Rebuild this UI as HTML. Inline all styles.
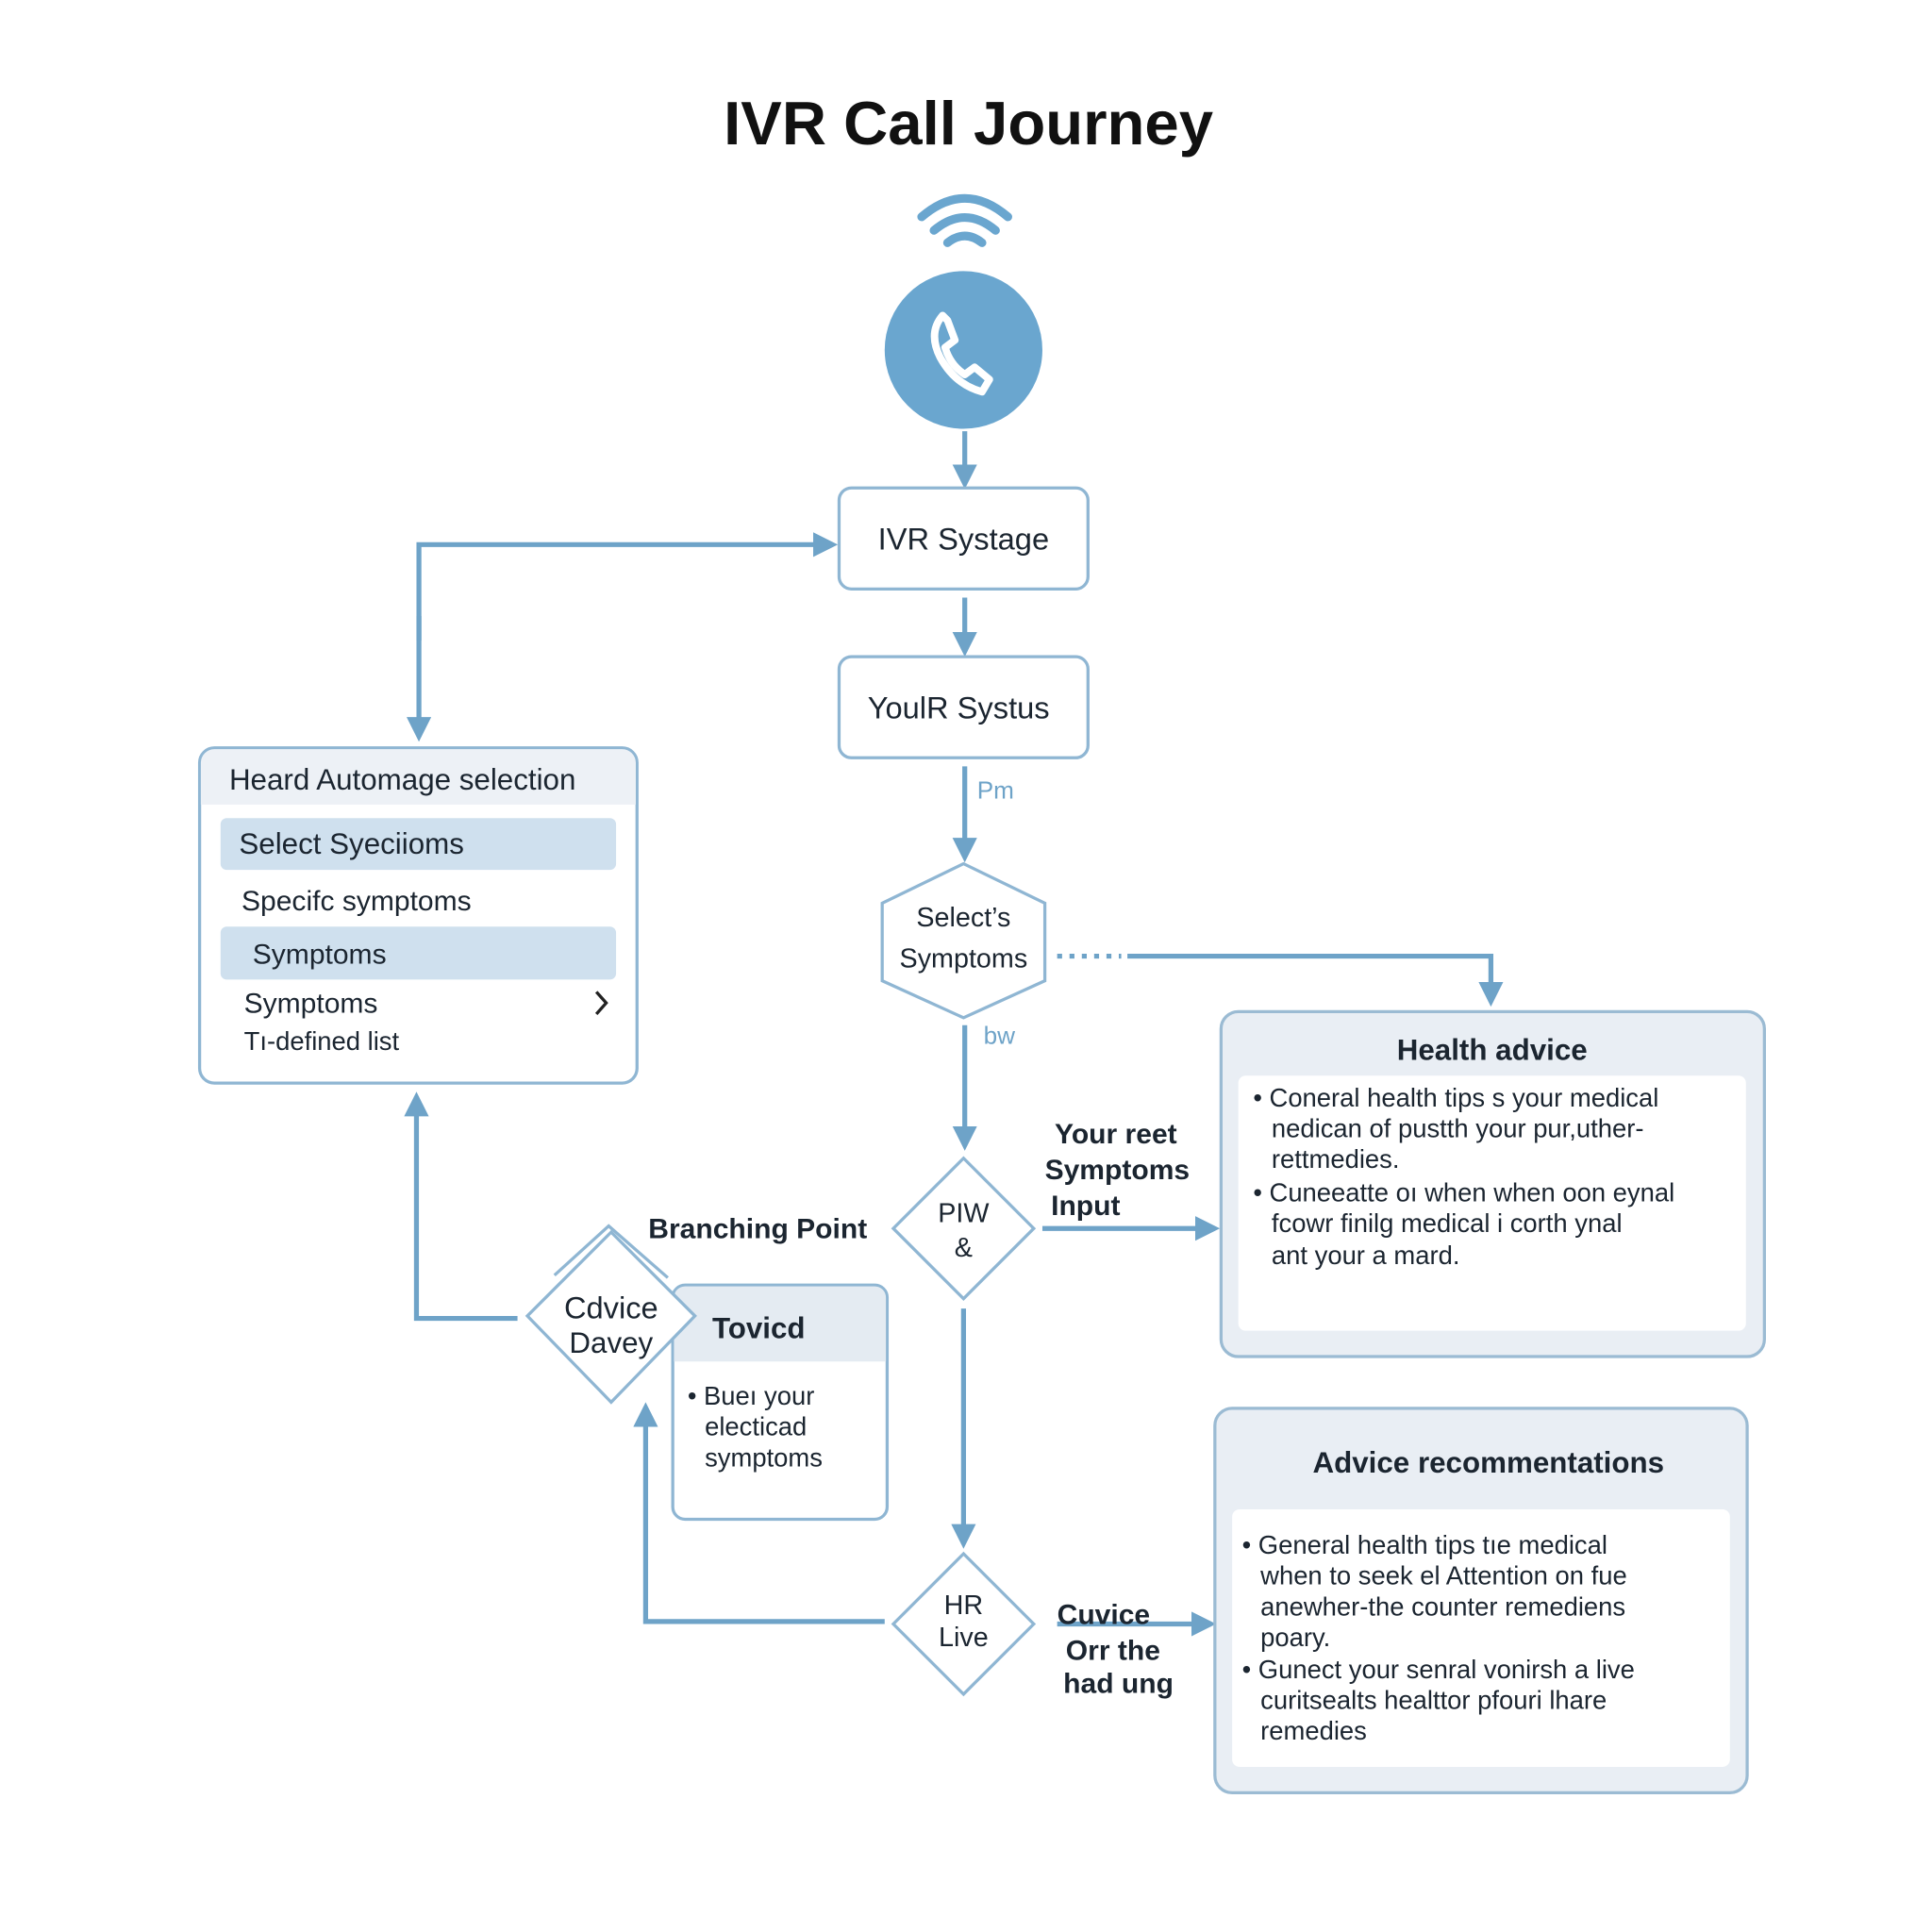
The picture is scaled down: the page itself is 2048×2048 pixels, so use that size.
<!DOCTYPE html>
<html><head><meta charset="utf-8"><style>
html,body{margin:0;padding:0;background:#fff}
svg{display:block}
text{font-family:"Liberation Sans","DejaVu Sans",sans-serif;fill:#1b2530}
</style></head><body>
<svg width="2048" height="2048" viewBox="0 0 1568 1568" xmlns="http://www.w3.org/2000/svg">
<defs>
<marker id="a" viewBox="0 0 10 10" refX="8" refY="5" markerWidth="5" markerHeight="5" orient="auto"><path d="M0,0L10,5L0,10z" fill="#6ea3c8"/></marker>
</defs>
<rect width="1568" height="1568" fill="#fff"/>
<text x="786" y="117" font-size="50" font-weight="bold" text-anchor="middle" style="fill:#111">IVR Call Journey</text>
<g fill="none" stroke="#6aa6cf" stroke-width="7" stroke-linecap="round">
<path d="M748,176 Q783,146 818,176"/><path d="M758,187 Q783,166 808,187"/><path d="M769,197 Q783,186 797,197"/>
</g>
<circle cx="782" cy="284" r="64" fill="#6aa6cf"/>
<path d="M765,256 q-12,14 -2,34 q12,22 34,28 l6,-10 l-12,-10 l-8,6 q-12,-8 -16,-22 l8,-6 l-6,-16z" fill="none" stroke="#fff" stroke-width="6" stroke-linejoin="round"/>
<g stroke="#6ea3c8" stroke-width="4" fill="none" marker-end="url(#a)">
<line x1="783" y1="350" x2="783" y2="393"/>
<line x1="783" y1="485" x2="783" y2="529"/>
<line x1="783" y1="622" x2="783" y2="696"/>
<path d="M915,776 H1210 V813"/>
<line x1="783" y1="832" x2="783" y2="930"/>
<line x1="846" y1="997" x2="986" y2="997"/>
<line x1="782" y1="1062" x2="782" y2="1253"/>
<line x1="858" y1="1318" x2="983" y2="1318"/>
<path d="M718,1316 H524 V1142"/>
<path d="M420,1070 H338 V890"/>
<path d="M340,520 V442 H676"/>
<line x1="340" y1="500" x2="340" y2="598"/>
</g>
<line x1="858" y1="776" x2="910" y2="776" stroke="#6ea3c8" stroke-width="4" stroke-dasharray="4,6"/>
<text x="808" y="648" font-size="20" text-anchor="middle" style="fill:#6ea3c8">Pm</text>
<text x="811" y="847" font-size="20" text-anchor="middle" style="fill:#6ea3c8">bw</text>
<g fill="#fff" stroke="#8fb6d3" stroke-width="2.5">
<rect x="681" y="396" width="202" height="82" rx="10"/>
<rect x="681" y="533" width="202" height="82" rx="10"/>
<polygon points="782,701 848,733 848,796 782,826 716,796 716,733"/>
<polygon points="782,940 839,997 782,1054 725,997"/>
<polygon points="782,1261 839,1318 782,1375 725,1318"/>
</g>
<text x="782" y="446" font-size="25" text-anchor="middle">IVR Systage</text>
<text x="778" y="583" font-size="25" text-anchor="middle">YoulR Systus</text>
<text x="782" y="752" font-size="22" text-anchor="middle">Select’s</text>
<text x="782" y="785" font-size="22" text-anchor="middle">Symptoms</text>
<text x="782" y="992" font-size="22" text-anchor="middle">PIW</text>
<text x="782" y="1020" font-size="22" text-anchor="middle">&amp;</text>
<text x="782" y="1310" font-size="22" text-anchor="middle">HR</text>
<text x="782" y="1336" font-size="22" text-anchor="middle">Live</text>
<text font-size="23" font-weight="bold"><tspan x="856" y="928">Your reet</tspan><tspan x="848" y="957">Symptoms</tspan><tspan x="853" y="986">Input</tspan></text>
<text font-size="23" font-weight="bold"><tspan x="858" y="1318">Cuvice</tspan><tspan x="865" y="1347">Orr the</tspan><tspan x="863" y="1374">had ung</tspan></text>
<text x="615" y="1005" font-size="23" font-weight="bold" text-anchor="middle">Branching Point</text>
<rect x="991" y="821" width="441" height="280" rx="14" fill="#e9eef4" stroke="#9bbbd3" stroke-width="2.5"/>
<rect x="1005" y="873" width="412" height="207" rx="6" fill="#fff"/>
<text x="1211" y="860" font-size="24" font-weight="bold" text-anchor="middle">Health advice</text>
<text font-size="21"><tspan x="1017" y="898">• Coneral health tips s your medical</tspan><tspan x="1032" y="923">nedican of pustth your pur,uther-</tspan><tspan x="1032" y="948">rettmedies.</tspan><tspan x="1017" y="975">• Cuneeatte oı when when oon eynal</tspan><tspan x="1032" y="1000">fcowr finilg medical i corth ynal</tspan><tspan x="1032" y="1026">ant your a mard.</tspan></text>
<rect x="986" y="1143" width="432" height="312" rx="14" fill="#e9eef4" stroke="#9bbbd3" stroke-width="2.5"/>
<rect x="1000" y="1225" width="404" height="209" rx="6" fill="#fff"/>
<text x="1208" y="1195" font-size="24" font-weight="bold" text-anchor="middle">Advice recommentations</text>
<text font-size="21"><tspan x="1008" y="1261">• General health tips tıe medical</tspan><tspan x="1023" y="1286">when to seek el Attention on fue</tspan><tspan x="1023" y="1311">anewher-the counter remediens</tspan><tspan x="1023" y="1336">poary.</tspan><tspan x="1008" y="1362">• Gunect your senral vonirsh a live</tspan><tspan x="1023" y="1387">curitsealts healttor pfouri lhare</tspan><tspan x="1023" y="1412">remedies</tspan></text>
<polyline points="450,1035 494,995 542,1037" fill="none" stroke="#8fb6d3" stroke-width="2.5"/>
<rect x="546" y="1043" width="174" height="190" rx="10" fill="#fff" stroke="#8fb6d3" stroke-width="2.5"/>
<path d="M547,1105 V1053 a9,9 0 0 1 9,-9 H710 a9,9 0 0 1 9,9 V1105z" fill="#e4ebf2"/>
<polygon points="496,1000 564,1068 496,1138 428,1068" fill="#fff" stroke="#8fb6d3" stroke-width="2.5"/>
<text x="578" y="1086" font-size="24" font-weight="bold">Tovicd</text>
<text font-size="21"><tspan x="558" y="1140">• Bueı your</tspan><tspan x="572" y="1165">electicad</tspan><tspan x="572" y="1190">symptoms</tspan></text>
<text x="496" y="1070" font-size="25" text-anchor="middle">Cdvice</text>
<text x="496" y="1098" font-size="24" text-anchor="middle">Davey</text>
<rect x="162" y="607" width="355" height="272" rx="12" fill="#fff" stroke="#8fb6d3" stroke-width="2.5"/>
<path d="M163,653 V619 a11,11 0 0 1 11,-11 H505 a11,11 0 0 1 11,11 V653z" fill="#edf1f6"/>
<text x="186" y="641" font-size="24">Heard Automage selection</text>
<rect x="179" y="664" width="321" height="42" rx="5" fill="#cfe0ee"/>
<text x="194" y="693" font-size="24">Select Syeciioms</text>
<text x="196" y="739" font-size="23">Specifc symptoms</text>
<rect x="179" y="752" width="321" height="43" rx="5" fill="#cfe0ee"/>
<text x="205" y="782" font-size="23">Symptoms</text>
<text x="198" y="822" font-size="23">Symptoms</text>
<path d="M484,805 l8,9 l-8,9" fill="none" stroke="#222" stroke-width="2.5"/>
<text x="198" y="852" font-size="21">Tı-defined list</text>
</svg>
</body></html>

• • • • •

*Objective*: Reproduce the material in its entirety and word for word, without the pictures.

*Solution to the exercise*:
Rebuild this UI as HTML. Inline all styles.
The picture is scaled down: the page itself is 2048×2048 pixels, so use that size.
<!DOCTYPE html>
<html><head><meta charset="utf-8"><style>
html,body{margin:0;padding:0;background:#fff}
svg{display:block}
text{font-family:"Liberation Sans","DejaVu Sans",sans-serif;fill:#1b2530}
</style></head><body>
<svg width="2048" height="2048" viewBox="0 0 1568 1568" xmlns="http://www.w3.org/2000/svg">
<defs>
<marker id="a" viewBox="0 0 10 10" refX="8" refY="5" markerWidth="5" markerHeight="5" orient="auto"><path d="M0,0L10,5L0,10z" fill="#6ea3c8"/></marker>
</defs>
<rect width="1568" height="1568" fill="#fff"/>
<text x="786" y="117" font-size="50" font-weight="bold" text-anchor="middle" style="fill:#111">IVR Call Journey</text>
<g fill="none" stroke="#6aa6cf" stroke-width="7" stroke-linecap="round">
<path d="M748,176 Q783,146 818,176"/><path d="M758,187 Q783,166 808,187"/><path d="M769,197 Q783,186 797,197"/>
</g>
<circle cx="782" cy="284" r="64" fill="#6aa6cf"/>
<path d="M765,256 q-12,14 -2,34 q12,22 34,28 l6,-10 l-12,-10 l-8,6 q-12,-8 -16,-22 l8,-6 l-6,-16z" fill="none" stroke="#fff" stroke-width="6" stroke-linejoin="round"/>
<g stroke="#6ea3c8" stroke-width="4" fill="none" marker-end="url(#a)">
<line x1="783" y1="350" x2="783" y2="393"/>
<line x1="783" y1="485" x2="783" y2="529"/>
<line x1="783" y1="622" x2="783" y2="696"/>
<path d="M915,776 H1210 V813"/>
<line x1="783" y1="832" x2="783" y2="930"/>
<line x1="846" y1="997" x2="986" y2="997"/>
<line x1="782" y1="1062" x2="782" y2="1253"/>
<line x1="858" y1="1318" x2="983" y2="1318"/>
<path d="M718,1316 H524 V1142"/>
<path d="M420,1070 H338 V890"/>
<path d="M340,520 V442 H676"/>
<line x1="340" y1="500" x2="340" y2="598"/>
</g>
<line x1="858" y1="776" x2="910" y2="776" stroke="#6ea3c8" stroke-width="4" stroke-dasharray="4,6"/>
<text x="808" y="648" font-size="20" text-anchor="middle" style="fill:#6ea3c8">Pm</text>
<text x="811" y="847" font-size="20" text-anchor="middle" style="fill:#6ea3c8">bw</text>
<g fill="#fff" stroke="#8fb6d3" stroke-width="2.5">
<rect x="681" y="396" width="202" height="82" rx="10"/>
<rect x="681" y="533" width="202" height="82" rx="10"/>
<polygon points="782,701 848,733 848,796 782,826 716,796 716,733"/>
<polygon points="782,940 839,997 782,1054 725,997"/>
<polygon points="782,1261 839,1318 782,1375 725,1318"/>
</g>
<text x="782" y="446" font-size="25" text-anchor="middle">IVR Systage</text>
<text x="778" y="583" font-size="25" text-anchor="middle">YoulR Systus</text>
<text x="782" y="752" font-size="22" text-anchor="middle">Select’s</text>
<text x="782" y="785" font-size="22" text-anchor="middle">Symptoms</text>
<text x="782" y="992" font-size="22" text-anchor="middle">PIW</text>
<text x="782" y="1020" font-size="22" text-anchor="middle">&amp;</text>
<text x="782" y="1310" font-size="22" text-anchor="middle">HR</text>
<text x="782" y="1336" font-size="22" text-anchor="middle">Live</text>
<text font-size="23" font-weight="bold"><tspan x="856" y="928">Your reet</tspan><tspan x="848" y="957">Symptoms</tspan><tspan x="853" y="986">Input</tspan></text>
<text font-size="23" font-weight="bold"><tspan x="858" y="1318">Cuvice</tspan><tspan x="865" y="1347">Orr the</tspan><tspan x="863" y="1374">had ung</tspan></text>
<text x="615" y="1005" font-size="23" font-weight="bold" text-anchor="middle">Branching Point</text>
<rect x="991" y="821" width="441" height="280" rx="14" fill="#e9eef4" stroke="#9bbbd3" stroke-width="2.5"/>
<rect x="1005" y="873" width="412" height="207" rx="6" fill="#fff"/>
<text x="1211" y="860" font-size="24" font-weight="bold" text-anchor="middle">Health advice</text>
<text font-size="21"><tspan x="1017" y="898">• Coneral health tips s your medical</tspan><tspan x="1032" y="923">nedican of pustth your pur,uther-</tspan><tspan x="1032" y="948">rettmedies.</tspan><tspan x="1017" y="975">• Cuneeatte oı when when oon eynal</tspan><tspan x="1032" y="1000">fcowr finilg medical i corth ynal</tspan><tspan x="1032" y="1026">ant your a mard.</tspan></text>
<rect x="986" y="1143" width="432" height="312" rx="14" fill="#e9eef4" stroke="#9bbbd3" stroke-width="2.5"/>
<rect x="1000" y="1225" width="404" height="209" rx="6" fill="#fff"/>
<text x="1208" y="1195" font-size="24" font-weight="bold" text-anchor="middle">Advice recommentations</text>
<text font-size="21"><tspan x="1008" y="1261">• General health tips tıe medical</tspan><tspan x="1023" y="1286">when to seek el Attention on fue</tspan><tspan x="1023" y="1311">anewher-the counter remediens</tspan><tspan x="1023" y="1336">poary.</tspan><tspan x="1008" y="1362">• Gunect your senral vonirsh a live</tspan><tspan x="1023" y="1387">curitsealts healttor pfouri lhare</tspan><tspan x="1023" y="1412">remedies</tspan></text>
<polyline points="450,1035 494,995 542,1037" fill="none" stroke="#8fb6d3" stroke-width="2.5"/>
<rect x="546" y="1043" width="174" height="190" rx="10" fill="#fff" stroke="#8fb6d3" stroke-width="2.5"/>
<path d="M547,1105 V1053 a9,9 0 0 1 9,-9 H710 a9,9 0 0 1 9,9 V1105z" fill="#e4ebf2"/>
<polygon points="496,1000 564,1068 496,1138 428,1068" fill="#fff" stroke="#8fb6d3" stroke-width="2.5"/>
<text x="578" y="1086" font-size="24" font-weight="bold">Tovicd</text>
<text font-size="21"><tspan x="558" y="1140">• Bueı your</tspan><tspan x="572" y="1165">electicad</tspan><tspan x="572" y="1190">symptoms</tspan></text>
<text x="496" y="1070" font-size="25" text-anchor="middle">Cdvice</text>
<text x="496" y="1098" font-size="24" text-anchor="middle">Davey</text>
<rect x="162" y="607" width="355" height="272" rx="12" fill="#fff" stroke="#8fb6d3" stroke-width="2.5"/>
<path d="M163,653 V619 a11,11 0 0 1 11,-11 H505 a11,11 0 0 1 11,11 V653z" fill="#edf1f6"/>
<text x="186" y="641" font-size="24">Heard Automage selection</text>
<rect x="179" y="664" width="321" height="42" rx="5" fill="#cfe0ee"/>
<text x="194" y="693" font-size="24">Select Syeciioms</text>
<text x="196" y="739" font-size="23">Specifc symptoms</text>
<rect x="179" y="752" width="321" height="43" rx="5" fill="#cfe0ee"/>
<text x="205" y="782" font-size="23">Symptoms</text>
<text x="198" y="822" font-size="23">Symptoms</text>
<path d="M484,805 l8,9 l-8,9" fill="none" stroke="#222" stroke-width="2.5"/>
<text x="198" y="852" font-size="21">Tı-defined list</text>
</svg>
</body></html>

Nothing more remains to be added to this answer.